[start DATASET ENTRIES]

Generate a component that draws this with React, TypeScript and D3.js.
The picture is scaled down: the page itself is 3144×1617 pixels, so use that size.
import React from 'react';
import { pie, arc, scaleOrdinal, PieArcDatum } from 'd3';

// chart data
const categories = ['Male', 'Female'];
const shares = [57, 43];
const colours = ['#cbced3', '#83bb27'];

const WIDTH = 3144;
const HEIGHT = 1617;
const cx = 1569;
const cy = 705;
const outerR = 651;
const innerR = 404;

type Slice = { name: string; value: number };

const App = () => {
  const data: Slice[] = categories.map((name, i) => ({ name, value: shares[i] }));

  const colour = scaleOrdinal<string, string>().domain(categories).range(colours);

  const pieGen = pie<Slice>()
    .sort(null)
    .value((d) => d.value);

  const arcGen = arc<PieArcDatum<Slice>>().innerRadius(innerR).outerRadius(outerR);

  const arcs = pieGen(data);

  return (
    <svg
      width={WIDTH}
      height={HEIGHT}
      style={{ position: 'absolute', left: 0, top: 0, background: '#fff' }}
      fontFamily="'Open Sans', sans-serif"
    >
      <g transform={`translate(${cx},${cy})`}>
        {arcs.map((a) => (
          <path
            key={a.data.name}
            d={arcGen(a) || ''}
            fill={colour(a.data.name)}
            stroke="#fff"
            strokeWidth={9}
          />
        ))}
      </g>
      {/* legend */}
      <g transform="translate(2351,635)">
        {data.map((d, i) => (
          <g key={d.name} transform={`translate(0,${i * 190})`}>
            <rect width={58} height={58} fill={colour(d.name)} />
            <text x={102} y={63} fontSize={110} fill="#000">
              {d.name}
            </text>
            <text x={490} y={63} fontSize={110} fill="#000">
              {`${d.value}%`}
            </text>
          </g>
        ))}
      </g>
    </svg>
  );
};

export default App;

[end DATASET ENTRIES]
[start DATASET ENTRIES]

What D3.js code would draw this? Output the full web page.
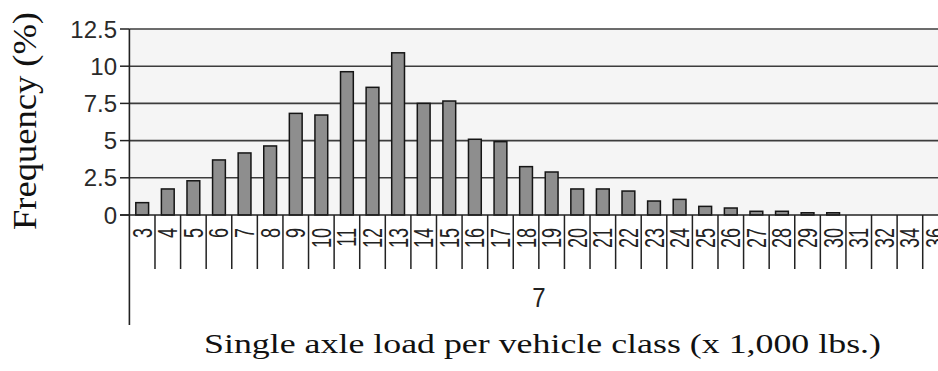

[end DATASET ENTRIES]

* [WHAT THE TASK ASKS]
Above are the entries. Output exactly the lines beginning with the line that has "Generate a component" and ending with the line that has "arc, scaleOrdinal, PieArcDatum".

* [REPLY TO THE EXERCISE]
Generate a component that draws this with React, TypeScript and D3.js.
The picture is scaled down: the page itself is 3144×1617 pixels, so use that size.
import React from 'react';
import { pie, arc, scaleOrdinal, PieArcDatum } from 'd3';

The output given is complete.